# Do this:
Leave out the pictures and reproduce all of the data exactly.

# Dataset excerpt:

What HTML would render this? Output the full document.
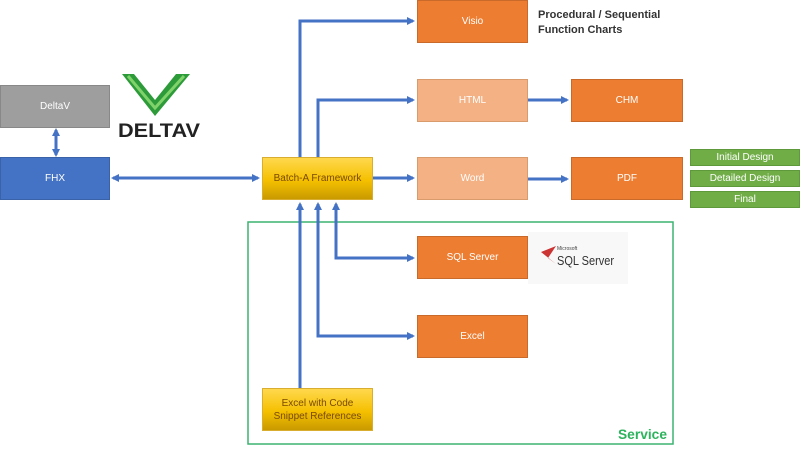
<!DOCTYPE html>
<html><head><meta charset="utf-8"><style>
body{margin:0;background:#fff;width:800px;height:452px;overflow:hidden;position:relative;font-family:"Liberation Sans",sans-serif}
.b{position:absolute;display:flex;align-items:center;justify-content:center;text-align:center;font-size:10px;color:#fff;box-sizing:border-box}
.o{background:#ed7d31;border:1px solid #c9692a}
.l{background:#f4b183;border:1px solid #d99a6c}
.y{background:linear-gradient(#ffd84d,#f5c000 55%,#c99a00);color:#7a4a00;border:1px solid #d9ad30}
.g{background:#70ad47;border:1px solid #5e9a3b;font-size:10px}
</style></head><body>
<svg width="800" height="452" style="position:absolute;left:0;top:0">
<defs><marker id="a" markerWidth="8" markerHeight="8" refX="6" refY="4" orient="auto-start-reverse" markerUnits="userSpaceOnUse"><path d="M0,0 L8,4 L0,8 z" fill="#4472c4"/></marker></defs>
<rect x="248" y="222" width="425" height="222" fill="none" stroke="#3cb371" stroke-width="1.5"/>
<rect x="528" y="232" width="100" height="52" fill="#f8f8f8"/>
<g stroke="#4472c4" stroke-width="3" fill="none">
<path d="M56 130 V155" marker-start="url(#a)" marker-end="url(#a)"/>
<path d="M113 178 H258" marker-start="url(#a)" marker-end="url(#a)"/>
<path d="M300 157 V21 H413" marker-end="url(#a)"/>
<path d="M318 157 V100 H413" marker-end="url(#a)"/>
<path d="M373 178 H413" marker-end="url(#a)"/>
<path d="M528 100 H567" marker-end="url(#a)"/>
<path d="M528 179 H567" marker-end="url(#a)"/>
<path d="M300 388 V204" marker-end="url(#a)"/>
<path d="M413 336 H318 V204" marker-start="url(#a)" marker-end="url(#a)"/>
<path d="M413 258 H336 V204" marker-start="url(#a)" marker-end="url(#a)"/>
</g>
<path d="M122 74 L134 74 L155 100 L176 74 L190 74 L155 116 Z" fill="#2e9b3a"/>
<path d="M128 76 L155 108 L184 76" fill="none" stroke="#7fd36a" stroke-width="3"/>
<text x="118" y="137" font-family="Liberation Sans" font-weight="bold" font-size="19" textLength="82" lengthAdjust="spacingAndGlyphs" fill="#222">DELTAV</text>
<path d="M541 252 L556 246 L548 258 L556 264 Z" fill="#c33"/>
<text x="557" y="250" font-size="5" fill="#444">Microsoft</text>
<text x="557" y="265" font-size="13" textLength="57" lengthAdjust="spacingAndGlyphs" fill="#333">SQL Server</text>
<text x="618" y="439" font-size="14" font-weight="bold" fill="#2db35d" font-family="Liberation Sans" textLength="49" lengthAdjust="spacingAndGlyphs">Service</text>
<text x="538" y="18" font-size="11" font-weight="bold" fill="#333">Procedural / Sequential</text>
<text x="538" y="33" font-size="11" font-weight="bold" fill="#333">Function Charts</text>
</svg>
<div class="b" style="left:0;top:85px;width:110px;height:43px;background:#9e9e9e;border:1px solid #888">DeltaV</div>
<div class="b" style="left:0;top:157px;width:110px;height:43px;background:#4472c4;border:1px solid #3a62a8">FHX</div>
<div class="b y" style="left:262px;top:157px;width:111px;height:43px">Batch-A Framework</div>
<div class="b o" style="left:417px;top:0;width:111px;height:43px">Visio</div>
<div class="b l" style="left:417px;top:79px;width:111px;height:43px">HTML</div>
<div class="b o" style="left:571px;top:79px;width:112px;height:43px">CHM</div>
<div class="b l" style="left:417px;top:157px;width:111px;height:43px">Word</div>
<div class="b o" style="left:571px;top:157px;width:112px;height:43px">PDF</div>
<div class="b g" style="left:690px;top:149px;width:110px;height:17px">Initial Design</div>
<div class="b g" style="left:690px;top:170px;width:110px;height:17px">Detailed Design</div>
<div class="b g" style="left:690px;top:191px;width:110px;height:17px">Final</div>
<div class="b o" style="left:417px;top:236px;width:111px;height:43px">SQL Server</div>
<div class="b o" style="left:417px;top:315px;width:111px;height:43px">Excel</div>
<div class="b y" style="left:262px;top:388px;width:111px;height:43px;line-height:13px">Excel with Code<br>Snippet References</div>
</body></html>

# The reply:
What HTML would render this? Output the full document.
<!DOCTYPE html>
<html><head><meta charset="utf-8"><style>
body{margin:0;background:#fff;width:800px;height:452px;overflow:hidden;position:relative;font-family:"Liberation Sans",sans-serif}
.b{position:absolute;display:flex;align-items:center;justify-content:center;text-align:center;font-size:10px;color:#fff;box-sizing:border-box}
.o{background:#ed7d31;border:1px solid #c9692a}
.l{background:#f4b183;border:1px solid #d99a6c}
.y{background:linear-gradient(#ffd84d,#f5c000 55%,#c99a00);color:#7a4a00;border:1px solid #d9ad30}
.g{background:#70ad47;border:1px solid #5e9a3b;font-size:10px}
</style></head><body>
<svg width="800" height="452" style="position:absolute;left:0;top:0">
<defs><marker id="a" markerWidth="8" markerHeight="8" refX="6" refY="4" orient="auto-start-reverse" markerUnits="userSpaceOnUse"><path d="M0,0 L8,4 L0,8 z" fill="#4472c4"/></marker></defs>
<rect x="248" y="222" width="425" height="222" fill="none" stroke="#3cb371" stroke-width="1.5"/>
<rect x="528" y="232" width="100" height="52" fill="#f8f8f8"/>
<g stroke="#4472c4" stroke-width="3" fill="none">
<path d="M56 130 V155" marker-start="url(#a)" marker-end="url(#a)"/>
<path d="M113 178 H258" marker-start="url(#a)" marker-end="url(#a)"/>
<path d="M300 157 V21 H413" marker-end="url(#a)"/>
<path d="M318 157 V100 H413" marker-end="url(#a)"/>
<path d="M373 178 H413" marker-end="url(#a)"/>
<path d="M528 100 H567" marker-end="url(#a)"/>
<path d="M528 179 H567" marker-end="url(#a)"/>
<path d="M300 388 V204" marker-end="url(#a)"/>
<path d="M413 336 H318 V204" marker-start="url(#a)" marker-end="url(#a)"/>
<path d="M413 258 H336 V204" marker-start="url(#a)" marker-end="url(#a)"/>
</g>
<path d="M122 74 L134 74 L155 100 L176 74 L190 74 L155 116 Z" fill="#2e9b3a"/>
<path d="M128 76 L155 108 L184 76" fill="none" stroke="#7fd36a" stroke-width="3"/>
<text x="118" y="137" font-family="Liberation Sans" font-weight="bold" font-size="19" textLength="82" lengthAdjust="spacingAndGlyphs" fill="#222">DELTAV</text>
<path d="M541 252 L556 246 L548 258 L556 264 Z" fill="#c33"/>
<text x="557" y="250" font-size="5" fill="#444">Microsoft</text>
<text x="557" y="265" font-size="13" textLength="57" lengthAdjust="spacingAndGlyphs" fill="#333">SQL Server</text>
<text x="618" y="439" font-size="14" font-weight="bold" fill="#2db35d" font-family="Liberation Sans" textLength="49" lengthAdjust="spacingAndGlyphs">Service</text>
<text x="538" y="18" font-size="11" font-weight="bold" fill="#333">Procedural / Sequential</text>
<text x="538" y="33" font-size="11" font-weight="bold" fill="#333">Function Charts</text>
</svg>
<div class="b" style="left:0;top:85px;width:110px;height:43px;background:#9e9e9e;border:1px solid #888">DeltaV</div>
<div class="b" style="left:0;top:157px;width:110px;height:43px;background:#4472c4;border:1px solid #3a62a8">FHX</div>
<div class="b y" style="left:262px;top:157px;width:111px;height:43px">Batch-A Framework</div>
<div class="b o" style="left:417px;top:0;width:111px;height:43px">Visio</div>
<div class="b l" style="left:417px;top:79px;width:111px;height:43px">HTML</div>
<div class="b o" style="left:571px;top:79px;width:112px;height:43px">CHM</div>
<div class="b l" style="left:417px;top:157px;width:111px;height:43px">Word</div>
<div class="b o" style="left:571px;top:157px;width:112px;height:43px">PDF</div>
<div class="b g" style="left:690px;top:149px;width:110px;height:17px">Initial Design</div>
<div class="b g" style="left:690px;top:170px;width:110px;height:17px">Detailed Design</div>
<div class="b g" style="left:690px;top:191px;width:110px;height:17px">Final</div>
<div class="b o" style="left:417px;top:236px;width:111px;height:43px">SQL Server</div>
<div class="b o" style="left:417px;top:315px;width:111px;height:43px">Excel</div>
<div class="b y" style="left:262px;top:388px;width:111px;height:43px;line-height:13px">Excel with Code<br>Snippet References</div>
</body></html>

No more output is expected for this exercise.